Der Tag ging mit einer Abschlussrunde zu Ende. Canan Bayram freute sich über die vielen Ideen und Impulse aus den Visionen, die sie zu einem Großteil auch inhaltlich teilte. Viele der Teilnehmenden beschrieben den Tag – trotz der zunehmenden Hitze im Raum, denn auch im Bundestag fällt mal die Lüftung aus – als eine echte Bereicherung und möchten ihn als Anstoß nehmen, sich auch in Zukunft mehr mit Politik zu beschäftigen. So haben sich fast alle Teilnehmenden dafür entschieden, im Wahlkreisrat weiterzumachen.
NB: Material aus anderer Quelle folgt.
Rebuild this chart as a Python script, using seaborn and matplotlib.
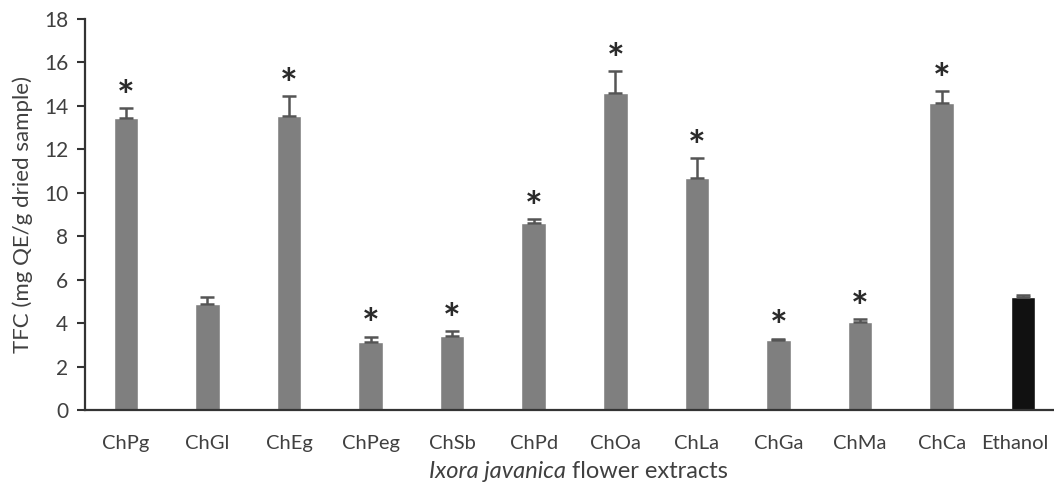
import numpy as np
import pandas as pd
import matplotlib
matplotlib.use("Agg")
import matplotlib.pyplot as plt
import matplotlib.transforms as mtransforms
import seaborn as sns

# Dữ liệu
extracts = ['ChPg', 'ChGl', 'ChEg', 'ChPeg', 'ChSb', 'ChPd', 'ChOa', 'ChLa', 'ChGa', 'ChMa', 'ChCa', 'Ethanol']
tfc = [13.46, 4.88, 13.52, 3.15, 3.41, 8.62, 14.61, 10.69, 3.2, 4.05, 14.12, 5.18]
sd = [0.42, 0.33, 0.94, 0.23, 0.22, 0.18, 1.0, 0.92, 0.09, 0.15, 0.56, 0.1]
significant = [True, False, True, True, True, True, True, True, True, True, True, False]
bar_colors = ['#7f7f7f'] * 11 + ['#111111']

sns.set_theme(style="white")
plt.rcParams['font.family'] = ['Lato', 'DejaVu Sans']

df = pd.DataFrame({'extract': extracts, 'tfc': tfc})

fig = plt.figure(figsize=(10.54, 4.87), dpi=100)
ax = fig.add_axes([85/1054, 77/487, 979/1054, 391/487])

sns.barplot(data=df, x='extract', y='tfc', hue='extract', palette=bar_colors,
            width=0.3, legend=False, ax=ax, saturation=1)

x = np.arange(len(extracts))
ax.errorbar(x, tfc, yerr=[np.zeros(len(sd)), sd], fmt='none', ecolor='#555555',
            elinewidth=1.8, capsize=5, capthick=1.8)

# dấu * cho các mẫu khác biệt có ý nghĩa
for i, (v, e, s) in enumerate(zip(tfc, sd, significant)):
    if s:
        ax.annotate('*', xy=(i, v + e), xytext=(0, -2), textcoords='offset points',
                    ha='center', va='baseline', fontsize=30, fontweight='bold', color='#2a2a2a')

ax.set_xlim(-0.5, 11.5)
ax.set_ylim(0, 18)
ax.set_yticks(range(0, 19, 2))
ax.set_ylabel('TFC (mg QE/g dried sample)', fontsize=16, color='#404040', labelpad=8)
ax.set_xlabel('')
fig.text(566/1054, 15/487, 'Ixora javanica', ha='right', va='center', fontsize=17,
         fontstyle='italic', color='#404040')
fig.text(572/1054, 15/487, 'flower extracts', ha='left', va='center', fontsize=17, color='#404040')

ax.tick_params(axis='y', which='major', left=True, length=6, width=1.5, color='#333333',
               labelsize=15, labelcolor='#404040', pad=6)
ax.tick_params(axis='x', bottom=False, labelsize=14.5, labelcolor='#404040', pad=12)
# nhãn cuối sát mép phải, dịch vào một chút
last = ax.get_xticklabels()[-1]
last.set_transform(last.get_transform() + mtransforms.ScaledTranslation(-6/72, 0, fig.dpi_scale_trans))

for side in ['top', 'right']:
    ax.spines[side].set_visible(False)
for side in ['left', 'bottom']:
    ax.spines[side].set_color('#333333')
    ax.spines[side].set_linewidth(1.6)

fig.savefig('out.png', dpi=100)
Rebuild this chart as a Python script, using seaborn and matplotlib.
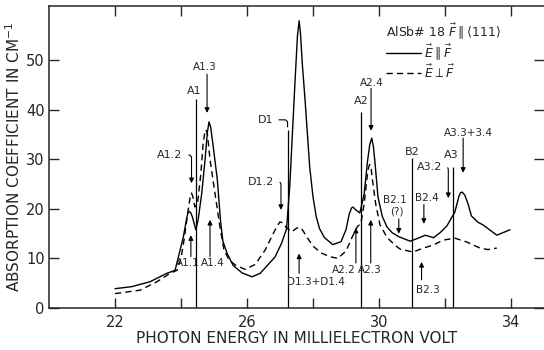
import matplotlib
matplotlib.use("Agg")
import matplotlib.pyplot as plt
import seaborn as sns
import pandas as pd

# absorption spectrum, E parallel F (solid)
par_x = [22.0, 22.5, 23.06, 23.57, 23.82, 23.9, 24.07, 24.17, 24.21, 24.25, 24.3, 24.35,
         24.45, 24.52, 24.63, 24.73, 24.8, 24.85, 24.9, 24.97, 25.1, 25.2,
         25.27, 25.4, 25.58, 25.85, 26.15, 26.4, 26.55, 26.85, 27.05, 27.2,
         27.3, 27.45, 27.53, 27.58, 27.62, 27.68, 27.76, 27.9, 28.0, 28.1, 28.2, 28.35, 28.6,
         28.85, 29.0, 29.1, 29.17, 29.21, 29.3, 29.42, 29.55, 29.65, 29.72, 29.78, 29.83, 29.88,
         29.97, 30.1, 30.24, 30.4, 30.6, 30.94, 31.15, 31.4, 31.65, 31.85,
         32.06, 32.3, 32.42, 32.47, 32.52, 32.6, 32.7, 32.8, 33.0, 33.15, 33.57, 33.97]
par_y = [3.9, 4.3, 5.3, 7.0, 7.6, 9.7, 14.3, 18.0, 19.2, 19.5, 19.2, 18.3,
         15.8, 17.8, 23.2, 30.0, 35.5, 37.6, 36.5, 33.0, 26.0, 17.5,
         13.5, 11.0, 8.6, 7.1, 6.3, 7.0, 8.1, 10.3, 13.1, 16.0,
         25.0, 45.0, 55.0, 58.0, 55.5, 49.0, 42.0, 28.5, 22.5, 18.4, 16.0, 14.2, 12.8,
         13.4, 15.8, 19.0, 20.2, 20.4, 19.8, 19.2, 23.0, 29.5, 33.0, 34.3, 32.6, 29.3,
         22.4, 18.5, 16.4, 15.2, 14.4, 13.5, 14.0, 14.7, 14.2, 15.2,
         16.6, 19.4, 22.5, 23.3, 23.4, 22.8, 21.0, 18.6, 17.3, 16.8, 14.7, 15.8]

# E perpendicular F (dashed)
perp_x = [22.0, 22.76, 23.27, 23.67, 23.88, 24.0, 24.1, 24.2, 24.28, 24.32, 24.36, 24.42,
          24.5, 24.6, 24.67, 24.72, 24.76, 24.8, 24.88, 25.03, 25.18, 25.3, 25.45, 25.64,
          25.94, 26.25, 26.55, 26.8, 26.92, 27.0, 27.08, 27.17, 27.35, 27.5, 27.6, 27.68, 27.8, 28.0,
          28.25, 28.5, 28.75, 29.0, 29.2, 29.35, 29.45, 29.55, 29.65, 29.69, 29.72,
          29.76, 29.8, 29.9, 30.03, 30.25, 30.5, 30.64, 31.03, 31.3, 31.64, 31.94,
          32.3, 32.67, 33.06, 33.3, 33.57]
perp_y = [2.9, 3.6, 5.3, 7.0, 7.6, 10.0, 14.0, 19.0, 22.5, 23.2, 22.5, 20.4,
          21.0, 27.0, 33.0, 35.4, 36.0, 35.2, 30.0, 23.2, 16.4, 11.8, 9.8, 8.7,
          7.8, 8.8, 11.7, 15.1, 16.6, 17.4, 17.2, 16.4, 15.4, 16.1, 16.3, 15.8, 14.5, 12.5,
          11.1, 10.4, 10.0, 11.5, 14.5, 16.5, 17.0, 21.0, 27.0, 28.5, 29.0,
          28.3, 26.0, 21.0, 16.8, 14.2, 12.6, 11.9, 11.3, 12.0, 12.7, 13.7,
          14.1, 13.3, 12.1, 11.8, 12.1]

lab_par = r"$\vec{E}\parallel\vec{F}$"
lab_perp = r"$\vec{E}\perp\vec{F}$"

df = pd.concat([
    pd.DataFrame({"energy": par_x, "alpha": par_y, "pol": lab_par}),
    pd.DataFrame({"energy": perp_x, "alpha": perp_y, "pol": lab_perp}),
], ignore_index=True)

# labelled vertical lines
line_lbl = ["A1", "A2", "B2", "A3"]
line_x = [24.45, 29.47, 30.99, 32.25]
line_top = [42.2, 39.6, 30.3, 28.5]
line_tx = [24.39, 29.45, 31.0, 32.2]
line_ty = [43.9, 41.8, 31.6, 30.9]

# straight arrows: label, text x, text y, arrow x, start, tip
arrows = [
    ("A1.3", 24.73, 48.7, 24.79, 47.2, 39.4),
    ("A2.4", 29.79, 45.5, 29.76, 44.4, 35.8),
    ("A3.3+3.4", 32.7, 35.4, 32.55, 34.3, 27.3),
    ("B2.4", 31.45, 22.2, 31.36, 20.9, 17.0),
    ("B2.1", 30.47, 21.8, 30.6, 18.0, 15.0),
    ("A1.1", 24.22, 9.1, 24.3, 10.4, 14.7),
    ("A1.4", 24.96, 9.1, 24.88, 10.4, 17.8),
    ("D1.3+D1.4", 28.1, 5.3, 27.58, 7.0, 11.0),
    ("A2.2", 28.93, 7.7, 29.3, 9.1, 16.2),
    ("A2.3", 29.72, 7.7, 29.75, 9.1, 17.8),
    ("B2.3", 31.48, 3.6, 31.29, 5.7, 9.3),
]
# hooked arrows: label, text x, text y, tip x, tip y
hooks = [
    ("A1.2", 23.67, 30.9, 24.32, 25.2),
    ("D1.2", 26.42, 25.5, 27.03, 19.8),
    ("A3.2", 31.52, 28.5, 32.1, 22.2),
]

sns.set_style("ticks")
plt.rcParams["font.family"] = ["DejaVu Sans"]

fig = plt.figure(figsize=(5.44, 3.5), dpi=100)
ax = fig.add_axes([0.09, 0.12, 0.91, 0.863])

sns.lineplot(data=df, x="energy", y="alpha", hue="pol", style="pol",
             palette={lab_par: "black", lab_perp: "black"},
             dashes={lab_par: "", lab_perp: (4.5, 3)},
             sort=False, estimator=None, lw=1.0, ax=ax)

ax.vlines(line_x, 0, line_top, color="black", lw=0.9)
for lbl, tx, ty in zip(line_lbl, line_tx, line_ty):
    ax.text(tx, ty, lbl, ha="center", va="center", fontsize=8)

# D1 line with a hooked label
ax.vlines(27.23, 0, 36.0, color="black", lw=0.9)
ax.annotate("D1", xy=(27.23, 36.0), xytext=(26.55, 38.0), ha="center", va="center",
            fontsize=8, arrowprops=dict(arrowstyle="-", lw=0.8, color="black",
                                        connectionstyle="angle,angleA=0,angleB=90,rad=3"))

ap = dict(arrowstyle="-|>", lw=0.8, color="black", mutation_scale=7, shrinkA=0, shrinkB=0)
for lbl, tx, ty, axx, y0, y1 in arrows:
    ax.annotate("", xy=(axx, y1), xytext=(axx, y0), arrowprops=ap)
    ax.text(tx, ty, lbl, ha="center", va="center", fontsize=7.5)
ax.text(30.55, 19.4, "(?)", ha="center", va="center", fontsize=7.5)

for lbl, tx, ty, hx, hy in hooks:
    ax.annotate(lbl, xy=(hx, hy), xytext=(tx, ty), ha="center", va="center", fontsize=8,
                arrowprops=dict(arrowstyle="-|>", lw=0.8, color="black", mutation_scale=7,
                                shrinkB=0,
                                connectionstyle="angle,angleA=0,angleB=90,rad=3"))

ax.set_xlim(20, 35)
ax.set_ylim(0, 61)
ax.set_xticks([22, 24, 26, 28, 30, 32, 34])
ax.set_xticklabels(["22", "", "26", "", "30", "", "34"])
ax.set_yticks([0, 10, 20, 30, 40, 50])
ax.tick_params(direction="in", length=7, width=1, top=True, right=True,
               labelsize=10.5, pad=3)
ax.tick_params(axis="x", pad=5)
ax.spines["right"].set_visible(False)
for s in ["left", "bottom", "top"]:
    ax.spines[s].set_linewidth(1.1)

ax.set_xlabel("PHOTON ENERGY IN MILLIELECTRON VOLT", fontsize=11, labelpad=1)
ax.set_ylabel(r"ABSORPTION COEFFICIENT IN CM$^{-1}$", fontsize=11, labelpad=2)

handles, labels = ax.get_legend_handles_labels()
leg = ax.legend(handles, labels, title=r"AlSb# 18 $\vec{F}\parallel\langle111\rangle$",
                loc="upper left", bbox_to_anchor=(0.68, 0.95), frameon=False,
                fontsize=9, title_fontsize=9, handlelength=2.8, handletextpad=0.3,
                labelspacing=0.1, borderaxespad=0, borderpad=0)
leg._legend_box.align = "left"

fig.savefig("out.png", dpi=100)
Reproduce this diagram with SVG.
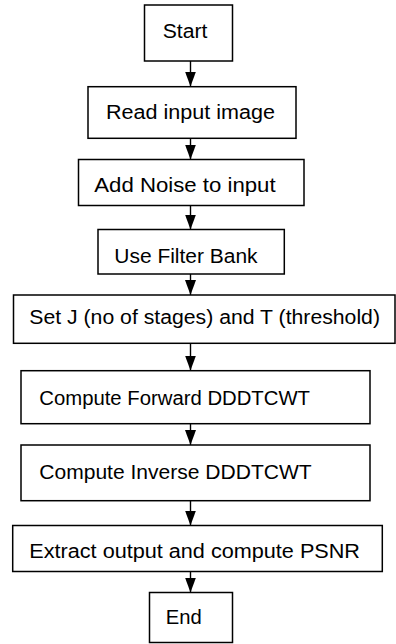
<svg xmlns="http://www.w3.org/2000/svg" width="396" height="644" viewBox="0 0 396 644">
<defs>
<style>
.box{fill:#fff;stroke:#000;stroke-width:1.5}
.t{font-family:"Liberation Sans",Arial,sans-serif;font-size:19.5px;fill:#000}
.c{stroke:#000;stroke-width:1.4;fill:none}
</style>
<marker id="ah" markerUnits="userSpaceOnUse" markerWidth="15" markerHeight="11" refX="15" refY="5.5" orient="auto">
<path d="M0,0 L15,5.5 L0,11 z" fill="#000"/>
</marker>
</defs>
<rect width="396" height="644" fill="#fff"/>
<g id="connectors">
<line class="c" x1="190.5" y1="61" x2="190.5" y2="86.5" marker-end="url(#ah)"/>
<line class="c" x1="190.5" y1="138.5" x2="190.5" y2="159.5" marker-end="url(#ah)"/>
<line class="c" x1="190.5" y1="205.5" x2="190.5" y2="229.5" marker-end="url(#ah)"/>
<line class="c" x1="190.5" y1="274" x2="190.5" y2="295" marker-end="url(#ah)"/>
<line class="c" x1="190.5" y1="343.5" x2="190.5" y2="370.5" marker-end="url(#ah)"/>
<line class="c" x1="190.5" y1="424" x2="190.5" y2="445" marker-end="url(#ah)"/>
<line class="c" x1="190.5" y1="500.5" x2="190.5" y2="525.5" marker-end="url(#ah)"/>
<line class="c" x1="190.5" y1="571.5" x2="190.5" y2="592.5" marker-end="url(#ah)"/>
</g>
<g id="start">
<rect class="box" x="144.5" y="5" width="88" height="56"/>
<text class="t" x="162.7" y="37.7" textLength="44.7" lengthAdjust="spacingAndGlyphs">Start</text>
</g>
<g id="read">
<rect class="box" x="88" y="86.7" width="208" height="51.6"/>
<text class="t" x="106" y="119" textLength="169" lengthAdjust="spacingAndGlyphs">Read input image</text>
</g>
<g id="noise">
<rect class="box" x="78.5" y="159.5" width="225.5" height="46"/>
<text class="t" x="94.3" y="192.3" textLength="181.3" lengthAdjust="spacingAndGlyphs">Add Noise to input</text>
</g>
<g id="filter">
<rect class="box" x="98" y="229.5" width="186.3" height="44.5"/>
<text class="t" x="114.3" y="262.7" textLength="143.3" lengthAdjust="spacingAndGlyphs">Use Filter Bank</text>
</g>
<g id="setj">
<rect class="box" x="13.5" y="295" width="381.5" height="48.3"/>
<text class="t" x="29.3" y="323.5" textLength="350.7" lengthAdjust="spacingAndGlyphs">Set J (no of stages) and T (threshold)</text>
</g>
<g id="forward">
<rect class="box" x="21" y="370.7" width="349" height="53"/>
<text class="t" x="39.3" y="405" textLength="270.7" lengthAdjust="spacingAndGlyphs">Compute Forward DDDTCWT</text>
</g>
<g id="inverse">
<rect class="box" x="21" y="445" width="349" height="55.7"/>
<text class="t" x="39.3" y="479.3" textLength="272.4" lengthAdjust="spacingAndGlyphs">Compute Inverse DDDTCWT</text>
</g>
<g id="extract">
<rect class="box" x="12.7" y="525.5" width="369.6" height="46"/>
<text class="t" x="29.3" y="557.7" textLength="330.7" lengthAdjust="spacingAndGlyphs">Extract output and compute PSNR</text>
</g>
<g id="end">
<rect class="box" x="149.5" y="592.5" width="83" height="50"/>
<text class="t" x="165.7" y="624.3" textLength="36" lengthAdjust="spacingAndGlyphs">End</text>
</g>
</svg>
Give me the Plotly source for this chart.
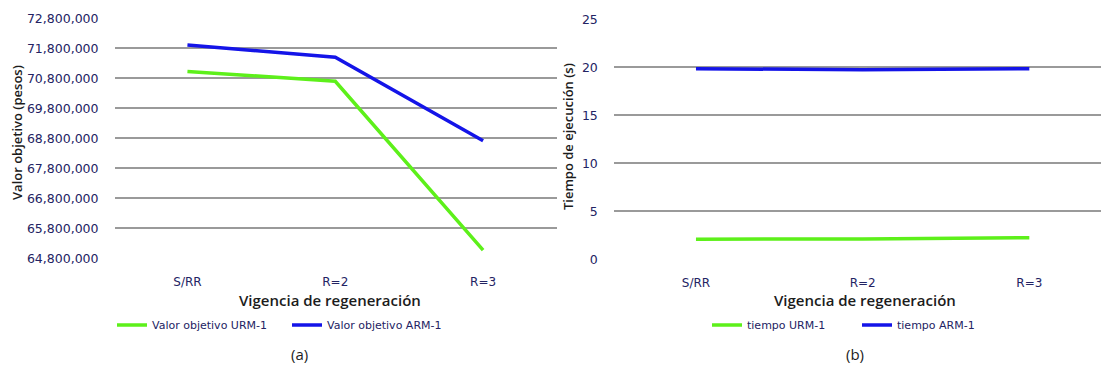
import plotly.graph_objects as go

# Categories on the x axis (shared by both panels)
categorias = ["S/RR", "R=2", "R=3"]

# Panel (a): objective value in pesos
valor_urm = [71030000, 70700000, 65070000]
valor_arm = [71910000, 71500000, 68720000]

# Panel (b): execution time in seconds
tiempo_urm = [2.10, 2.12, 2.25]
tiempo_arm = [19.85, 19.75, 19.85]

W, H = 1101, 371
VERDE = "#5DF01A"
AZUL = "#1414E8"
TXT_TICK = "#232363"
TXT = "#1c1c1c"


def px_x(p):
    return p / W


def px_y(p):
    return 1 - p / H


fig = go.Figure()

fig.add_trace(go.Scatter(x=categorias, y=valor_urm, mode="lines", name="Valor objetivo URM-1",
                         line=dict(color=VERDE, width=3.5), xaxis="x", yaxis="y", legend="legend"))
fig.add_trace(go.Scatter(x=categorias, y=valor_arm, mode="lines", name="Valor objetivo ARM-1",
                         line=dict(color=AZUL, width=3.5), xaxis="x", yaxis="y", legend="legend"))
fig.add_trace(go.Scatter(x=categorias, y=tiempo_urm, mode="lines", name="tiempo URM-1",
                         line=dict(color=VERDE, width=3.5), xaxis="x2", yaxis="y2", legend="legend2"))
fig.add_trace(go.Scatter(x=categorias, y=tiempo_arm, mode="lines", name="tiempo ARM-1",
                         line=dict(color=AZUL, width=3.5), xaxis="x2", yaxis="y2", legend="legend2"))

tick_font = dict(family="DejaVu Sans", size=12.5, color=TXT_TICK)
xtick_font = dict(family="DejaVu Sans", size=12, color=TXT_TICK)
grid = dict(showgrid=True, gridcolor="#9a9a9a", gridwidth=1.5, zeroline=False, showline=False)
common = dict(ticks="outside", tickcolor="rgba(0,0,0,0)", automargin=False)
legend_font = dict(family="DejaVu Sans", size=11, color=TXT_TICK)

fig.update_layout(
    template="none",
    width=W, height=H,
    margin=dict(l=0, r=0, t=0, b=0, autoexpand=False),
    paper_bgcolor="white", plot_bgcolor="white",
    xaxis=dict(domain=[px_x(115), px_x(557)], anchor="y", type="category",
               range=[-0.49, 2.5], showgrid=False, zeroline=False, showline=False,
               tickfont=xtick_font, ticklen=12, **common),
    yaxis=dict(domain=[px_y(258.3), px_y(18.3)], anchor="x", range=[64800000, 72800000],
               tick0=64800000, dtick=1000000, tickformat=",d", tickfont=tick_font,
               ticklen=13, **common, **grid),
    xaxis2=dict(domain=[px_x(614.3), 1.0], anchor="y2", type="category",
                range=[-0.49, 2.43], showgrid=False, zeroline=False, showline=False,
                tickfont=xtick_font, ticklen=12, **common),
    yaxis2=dict(domain=[px_y(259.3), px_y(19.3)], anchor="x2", range=[0, 25],
                dtick=5, tickfont=tick_font, ticklen=13, **common, **grid),
    legend=dict(orientation="h", x=px_x(112), y=px_y(325), xanchor="left", yanchor="middle",
                font=legend_font, itemwidth=30, entrywidth=130, entrywidthmode="pixels",
                bgcolor="rgba(0,0,0,0)", tracegroupgap=0),
    legend2=dict(orientation="h", x=px_x(707), y=px_y(325), xanchor="left", yanchor="middle",
                 font=legend_font, itemwidth=30, entrywidth=105, entrywidthmode="pixels",
                 bgcolor="rgba(0,0,0,0)", tracegroupgap=0),
    showlegend=True,
)

title_font = dict(family="Open Sans", size=15, color=TXT, weight=600)
ytitle_font = dict(family="Open Sans", size=13, color=TXT, weight=600)
caption_font = dict(family="Open Sans", size=15, color=TXT)

anotaciones = [
    dict(text="Vigencia de regeneración", x=px_x(330), y=px_y(300), font=title_font),
    dict(text="Vigencia de regeneración", x=px_x(865), y=px_y(300), font=title_font),
    dict(text="Valor objetivo (pesos)", x=px_x(17), y=px_y(133), font=ytitle_font, textangle=-90),
    dict(text="Tiempo de ejecución (s)", x=px_x(568), y=px_y(137), font=ytitle_font, textangle=-90),
    dict(text="(a)", x=px_x(299), y=px_y(354), font=caption_font),
    dict(text="(b)", x=px_x(855), y=px_y(354), font=caption_font),
]
for a in anotaciones:
    fig.add_annotation(xref="paper", yref="paper", showarrow=False,
                       xanchor="center", yanchor="middle", **a)

fig.write_html("out.html")
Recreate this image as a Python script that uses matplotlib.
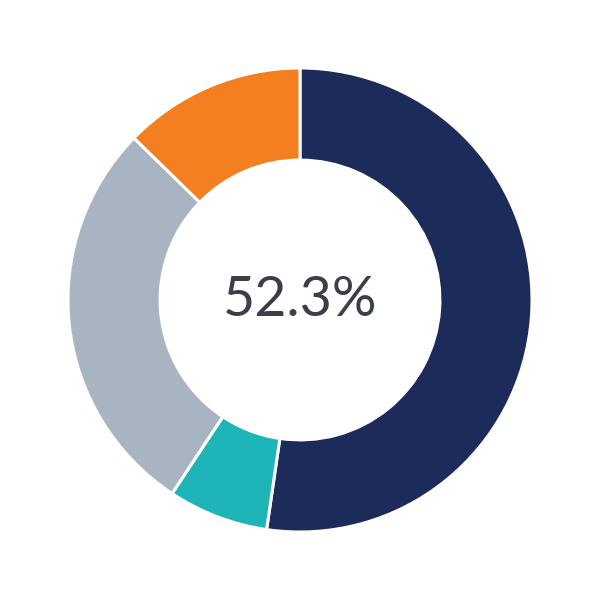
import matplotlib.pyplot as plt

labels = ['Navy', 'Teal', 'Gray', 'Orange']
shares = [52.3, 7.0, 28.0, 12.7]
colors = ['#1c2b5a', '#1db5b8', '#a9b4c2', '#f47f20']
center_label = '52.3%'

fig = plt.figure(figsize=(6, 6), dpi=100)
ax = fig.add_axes([0, 0, 1, 1])

ax.pie(shares, colors=colors, startangle=90, counterclock=False,
       radius=1.0,
       wedgeprops=dict(width=0.397, edgecolor='white', linewidth=2.2))

ax.text(0, 0, center_label, ha='center', va='center',
        fontsize=40, color='#3a3f4a', family='Lato')

ax.set_xlim(-1.293, 1.293)
ax.set_ylim(-1.293, 1.293)
ax.set_aspect('equal')
ax.axis('off')

fig.savefig('out.png', dpi=100, facecolor='white')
Einige äußerten die Erwartung, dass die Ergebnisse in der Politik ankommen, und zu erfahren, wie damit weitergearbeitet wird. Manche waren überrascht, wie einig man sich gewesen sei und hätten sich noch kontroversere Diskussionen, oder auch spezifischere Themen und mehr Zeit gewünscht. Viele Teilnehmende fanden besonders die wertschätzende Atmosphäre beeindruckend. Ein Teilnehmer verabschiedete sich gar mit den Worten: “Am liebsten würde ich nächsten Samstag direkt wiederkommen!”